Former Royal Ear Hospital and Former Student Union Building Capper Street / Huntley Street London WC1 E 6AP. 2015/1281/P: Erection of a 6 storey building and excavation works to create a 3 storey basement, comprising a head and neck outpatient hospital (Class D1) following demolition of the former UCL Student Union and Royal Ear Hospital buildings. Full details here.
This is a large development and we have a number of concerns about the proposal.
Our association attended pre-planning exhibition and a development management forum along with local residents.
Many of the residents expressed concern about the height of the proposed building.
UCLH told us they would prefer to service the hospital via Capper Street but that Camden’s West End Project (WEP) plans would prevent this unless the servicing was done out of hours which, of course, raises other concerns. Residents and UCLH shared the view that access to TCR via Capper Street would be preferred.
With such a large number of hospital buildings there needs to be access via Capper Street into TCR for patient transport and hospital servicing between 8am and 6pm. Camden’s WEP is in conflict with this.
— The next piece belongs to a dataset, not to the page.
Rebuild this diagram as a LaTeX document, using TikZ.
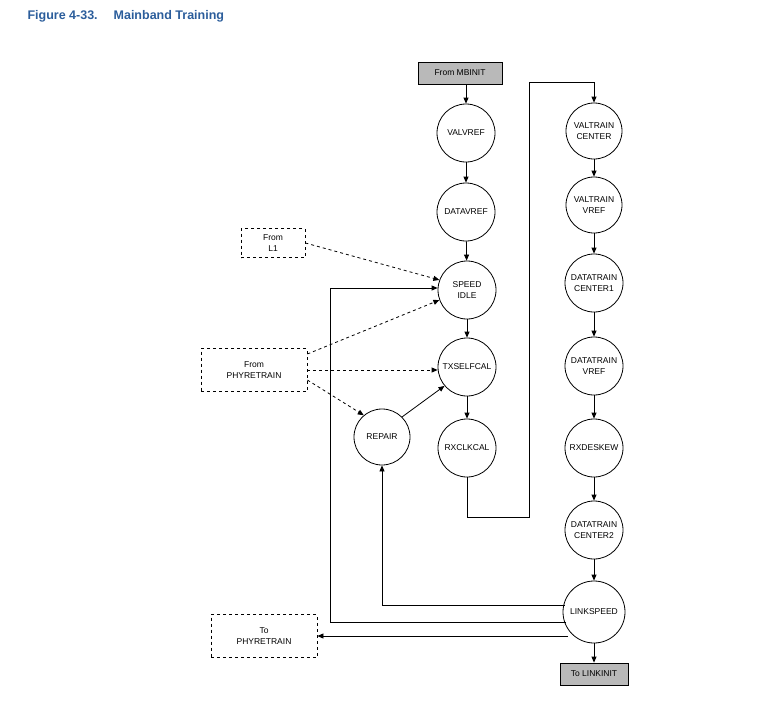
\documentclass[tikz,border=0pt]{standalone}
\usepackage{fontspec}
\setmainfont{Liberation Sans}
\usetikzlibrary{arrows.meta}
\definecolor{titleblue}{HTML}{2B5D9B}
\begin{document}
\begin{tikzpicture}[x=1pt,y=-1pt,
  st/.style={circle,draw,thick,minimum size=58pt,inner sep=0pt,align=center,font=\fontsize{8.5}{10.5}\selectfont},
  gbox/.style={draw,thick,fill=gray!55,minimum height=22pt,font=\fontsize{8.5}{10}\selectfont},
  dbox/.style={draw,thick,dashed,align=center,font=\fontsize{8.5}{11}\selectfont},
  ar/.style={-{Triangle[length=6pt,width=5pt]},thick},
  dar/.style={ar,dashed}]
\useasboundingbox (0,0) rectangle (781,704);
\node[anchor=west,font=\bfseries\fontsize{12.5}{14}\selectfont,text=titleblue] (title) at (24,16) {Figure 4-33.\quad\ Mainband Training};
\node[gbox,minimum width=84pt] (mb) at (460,73) {From MBINIT};
\node[st] (valvref) at (466,133) {VALVREF};
\node[st] (datavref) at (466,212) {DATAVREF};
\node[st] (speed) at (467,290) {SPEED\\IDLE};
\node[st] (txself) at (467,367) {TXSELFCAL};
\node[st] (rxclk) at (467,448) {RXCLKCAL};
\node[st,minimum size=56pt] (repair) at (382,437) {REPAIR};
\node[st,minimum size=56pt] (vc) at (594,131) {VALTRAIN\\CENTER};
\node[st,minimum size=56pt] (vv) at (594,205) {VALTRAIN\\VREF};
\node[st] (dc1) at (594,283) {DATATRAIN\\CENTER1};
\node[st] (dv) at (594,366) {DATATRAIN\\VREF};
\node[st] (rxd) at (594,448) {RXDESKEW};
\node[st] (dc2) at (594,530) {DATATRAIN\\CENTER2};
\node[st,minimum size=62pt] (ls) at (594,612) {LINKSPEED};
\node[gbox,minimum width=68pt] (li) at (594,674) {To LINKINIT};
\node[dbox,minimum width=64pt,minimum height=29pt] (l1) at (273,243) {From\\L1};
\node[dbox,minimum width=106pt,minimum height=43pt] (pr) at (254,370) {From\\PHYRETRAIN};
\node[dbox,minimum width=106pt,minimum height=43pt] (tpr) at (264,636) {To\\PHYRETRAIN};
\draw[ar] (valvref.north |- mb.south) -- (valvref);
\draw[ar] (valvref) -- (datavref);
\draw[ar] (datavref) -- (speed);
\draw[ar] (speed) -- (txself);
\draw[ar] (txself) -- (rxclk);
\draw[ar] (vc) -- (vv);
\draw[ar] (vv) -- (dc1);
\draw[ar] (dc1) -- (dv);
\draw[ar] (dv) -- (rxd);
\draw[ar] (rxd) -- (dc2);
\draw[ar] (dc2) -- (ls);
\draw[ar] (ls) -- (li);
\draw[ar] (rxclk.south) -- (467,517) -- (529,517) -- (529,82) -- (594,82) -- (vc.north);
\draw[ar] (565,605) -- (382,605) -- (repair.south);
\draw[ar] (566,622) -- (330,622) -- (330,288) -- (speed.west |- 0,288);
\draw[ar] (568,636) -- (tpr.east);
\draw[dar] (l1.east) -- (speed.160);
\draw[dar] (pr.east |- 0,354) -- (speed.200);
\draw[dar] (pr.east |- 0,370) -- (txself.west |- 0,370);
\draw[dar] (pr.east |- 0,380) -- (repair.130);
\draw[ar] (repair.45) -- (txself.220);
\end{tikzpicture}
\end{document}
We also have concerns about the height of the proposed building and particularly its affect on the Grade II listed Georgian terrace in this part of Huntley Street. The proposed new hospital building would have a very negative impact on this important heritage terrace because it would be dwarfed by the scale of new building. A reduction in height should be considered.
We are also disappointed by the plans to completely demolish the buildings, in particular the attractive north facade of the Royal Ear Hospital in Capper Street with its Duveen family memorial inscription.
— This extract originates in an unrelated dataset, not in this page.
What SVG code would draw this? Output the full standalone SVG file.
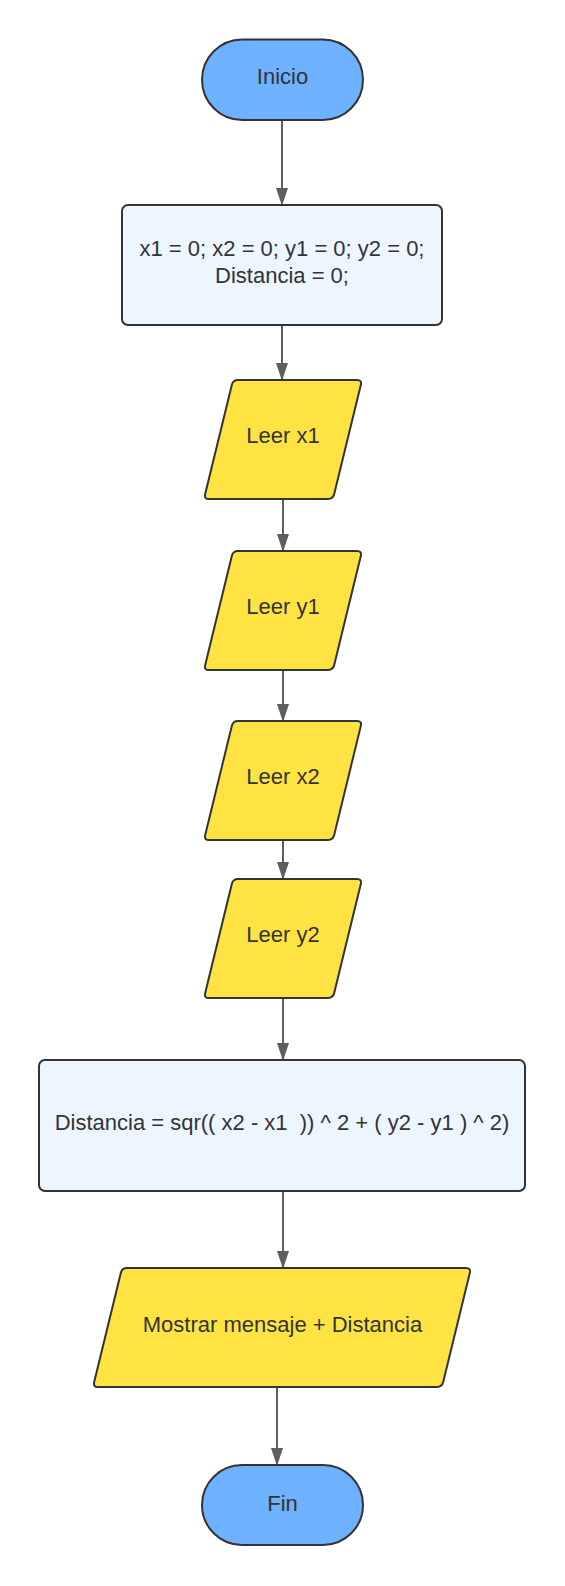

UCLH say they need to transfer the clinical facilities from two other buildings in the Kings Cross area. We understand their reasons for doing this and the benefit to patients, but it is to the detriment of residential amenity and the conservation area in Huntley Street with the current proposals.
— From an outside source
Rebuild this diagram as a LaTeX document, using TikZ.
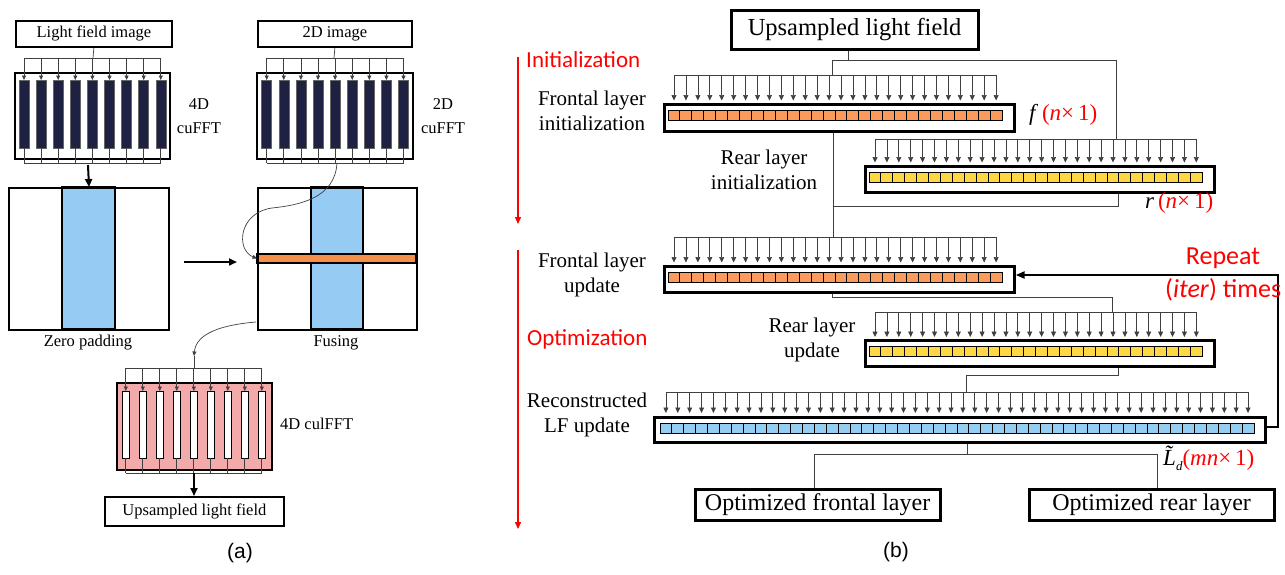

Furthermore, apart for some improvements to the pavements, there is no community benefit being gained from this scheme.
We were very surprised to hear that Camden’s planning officers are not securing any money in lieu of affordable housing or open space from the huge increase in density on this site. Whilst the site is designated for health uses, it should not prevent Camden seeking a contribution to affordable housing and open space.
We respond in full to the planning application in due course.